JIRAS v. PENSION PLAN

United States Court of Appeals, Second Circuit (1999)

Facts

Issue

Holding — Leval, J.

Rule

Reasoning

Deep Dive: How the Court Reached Its Decision

Jurisdiction and ERISA Preemption

The court addressed the issue of whether jurisdiction was properly dismissed under 29 U.S.C. § 1144(b)(1), which concerns ERISA preemption. The district court had initially dismissed the case for lack of subject-matter jurisdiction, claiming that ERISA did not apply to acts or omissions occurring before January 1, 1975. However, the appellate court clarified that a dismissal under this section should not be jurisdictional but rather for failure to state a claim under Rule 12(b)(6). The court explained that Jiras's claim accrued in 1988, when he was awarded the pension he contested, and not pre-1975. The court found that the trustees' decision in 1997 involved discretionary determinations based on disputed facts and plan interpretations, making it not merely an "inexorable consequence" of pre-1975 actions. Therefore, ERISA did apply, and the dismissal for lack of jurisdiction was incorrect.

Standard of Review

The court applied the "arbitrary and capricious" standard of review because the pension plan granted discretionary authority to its administrators to determine eligibility and benefits. According to the U.S. Supreme Court's decision in Firestone Tire & Rubber Co. v. Bruch, this deferential standard is appropriate when plan administrators have such discretion. The appellate court assessed whether the Fund's actions were based on a clear error of judgment or were unreasonable.

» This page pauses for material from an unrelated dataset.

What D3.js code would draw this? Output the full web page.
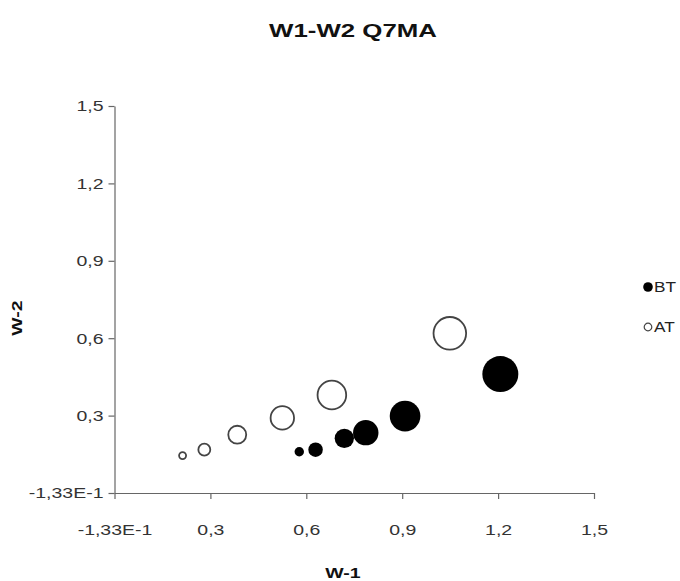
<!DOCTYPE html>
<html>
<head>
<meta charset="utf-8">
<script src="https://cdn.jsdelivr.net/npm/d3@7"></script>
<style>
  body { margin: 0; background: #fff; }
  text { font-family: "Liberation Sans", Arial, sans-serif; }
</style>
</head>
<body>
<div id="chart"></div>
<script>
var width = 680;
var height = 581;

// data
var seriesNames = ["BT", "AT"];
var btX = [0.578, 0.629, 0.719, 0.786, 0.909, 1.207];
var btY = [0.160, 0.168, 0.212, 0.234, 0.298, 0.461];
var btSize = [1.1, 2.6, 4.6, 8, 11.6, 16];
var atX = [0.213, 0.281, 0.384, 0.525, 0.680, 1.049];
var atY = [0.145, 0.168, 0.226, 0.291, 0.380, 0.619];
var atSize = [1, 2.4, 4.9, 8, 11.6, 14.8];
var tickValues = [0, 0.3, 0.6, 0.9, 1.2, 1.5];
var tickLabels = ["-1,33E-1", "0,3", "0,6", "0,9", "1,2", "1,5"];

var stretch = 1.3; // the text in the picture is drawn wide

var svg = d3
  .select("#chart")
  .append("svg")
  .attr("width", width)
  .attr("height", height);

var x = d3.scaleLinear().domain([0, 1.5]).range([114.5, 594]);
var y = d3.scaleLinear().domain([0, 1.5]).range([493, 106]);
var r = d3.scaleSqrt().domain([0, 16]).range([0, 18]);

function widen(sel, s) {
  sel.each(function() {
    var t = d3.select(this);
    var tx = +t.attr("x") || 0;
    var ty = +t.attr("y") || 0;
    t.attr("transform", "translate(" + tx + "," + ty + ") scale(" + s + ",1)")
      .attr("x", 0)
      .attr("y", 0);
  });
}

var xAxis = svg
  .append("g")
  .attr("transform", "translate(0," + y(0) + ")")
  .call(
    d3.axisBottom(x)
      .tickValues(tickValues)
      .tickFormat(function(d, i) { return tickLabels[i]; })
      .tickSize(6)
      .tickSizeOuter(0)
      .tickPadding(25)
  );

var yAxis = svg
  .append("g")
  .attr("transform", "translate(" + x(0) + ",0)")
  .call(
    d3.axisLeft(y)
      .tickValues(tickValues)
      .tickFormat(function(d, i) { return tickLabels[i]; })
      .tickSize(6)
      .tickSizeOuter(0)
      .tickPadding(5)
  );

[xAxis, yAxis].forEach(function(g) {
  g.selectAll("path, line").attr("stroke", "#666").attr("stroke-width", 1.2);
  g.selectAll("text")
    .attr("fill", "#333")
    .style("font-size", "15px");
  widen(g.selectAll("text"), stretch);
});

var bt = btX.map(function(v, i) { return { x: v, y: btY[i], s: btSize[i] }; });
var at = atX.map(function(v, i) { return { x: v, y: atY[i], s: atSize[i] }; });

svg
  .selectAll(".at")
  .data(at)
  .enter()
  .append("circle")
  .attr("class", "at")
  .attr("cx", function(d) { return x(d.x); })
  .attr("cy", function(d) { return y(d.y); })
  .attr("r", function(d) { return r(d.s) - 1; })
  .attr("fill", "#fff")
  .attr("stroke", "#444")
  .attr("stroke-width", 1.8);

svg
  .selectAll(".bt")
  .data(bt)
  .enter()
  .append("circle")
  .attr("class", "bt")
  .attr("cx", function(d) { return x(d.x); })
  .attr("cy", function(d) { return y(d.y); })
  .attr("r", function(d) { return r(d.s); })
  .attr("fill", "#000");

// title and axis titles
var title = svg
  .append("text")
  .attr("x", 353)
  .attr("y", 37)
  .attr("text-anchor", "middle")
  .style("font-size", "19px")
  .style("font-weight", "bold")
  .attr("fill", "#111")
  .text("W1-W2 Q7MA");
widen(title, 1.36);

var xTitle = svg
  .append("text")
  .attr("x", 343)
  .attr("y", 578)
  .attr("text-anchor", "middle")
  .style("font-size", "15px")
  .style("font-weight", "bold")
  .attr("fill", "#111")
  .text("W-1");
widen(xTitle, stretch);

svg
  .append("text")
  .attr("transform", "translate(22,318) rotate(-90) scale(" + stretch + ",1)")
  .attr("text-anchor", "middle")
  .style("font-size", "15px")
  .style("font-weight", "bold")
  .attr("fill", "#111")
  .text("W-2");

// legend
var legend = svg
  .selectAll(".legend")
  .data(seriesNames)
  .enter()
  .append("g")
  .attr("class", "legend")
  .attr("transform", function(d, i) { return "translate(648," + (287 + i * 40) + ")"; });

legend
  .append("circle")
  .attr("r", function(d, i) { return i === 0 ? 4.8 : 3.8; })
  .attr("fill", function(d, i) { return i === 0 ? "#000" : "#fff"; })
  .attr("stroke", function(d, i) { return i === 0 ? "none" : "#444"; })
  .attr("stroke-width", 1.2);

var legendText = legend
  .append("text")
  .attr("x", 6)
  .attr("y", 5)
  .style("font-size", "15px")
  .attr("fill", "#222")
  .text(function(d) { return d; });
widen(legendText, 1.15);
</script>
</body>
</html>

Under this standard, the court does not re-evaluate the evidence as if it were deciding the case anew but instead reviews whether the administrators' decision was based on a rational process.

Evaluation of Evidence

Jiras challenged the Fund's decision by arguing that his work on the 1964 film should have been credited towards his pension. However, the court found that Jiras failed to provide sufficient evidence to show that the Fund's decision was arbitrary and capricious. The only supporting affidavit he provided was unsubstantiated and from a witness who gave materially incorrect testimony. The court noted that Jiras did not produce any documentary evidence of union contracts or payments for the 1964 film. Thus, the court concluded that the Fund's decision was reasonable and not a clear error of judgment, given the lack of credible evidence presented by Jiras.

1966 Vesting Provision

Jiras also argued that a 1966 vesting provision should retroactively apply to his pension credits, regardless of any breaks in service. The trustees of the Fund had discretion to interpret the plan and found that the 1966 vesting provision was not intended to apply retroactively to individuals who experienced a break in service prior to 1966. The court determined that the Fund's decision not to apply the vesting provision retroactively was not arbitrary or capricious. The silence of the 1966 provision on retroactivity supported the trustees' interpretation. Thus, the court upheld the decision of the Fund as being within its discretionary authority.

Conclusion

The U.S. Court of Appeals for the Second Circuit affirmed the district court's judgment, finding that the denial of Jiras's claim was neither arbitrary nor capricious. The court ruled that the district court had jurisdiction to hear the case under ERISA and that the Fund's discretion in interpreting the pension plan was exercised reasonably. The court also upheld the trustees' determination regarding both the 1964 film work and the 1966 vesting provision. Jiras's failure to provide credible evidence to support his claims about the 1964 film and the retrospective application of the 1966 provision led to the affirmation of the summary judgment in favor of the defendants.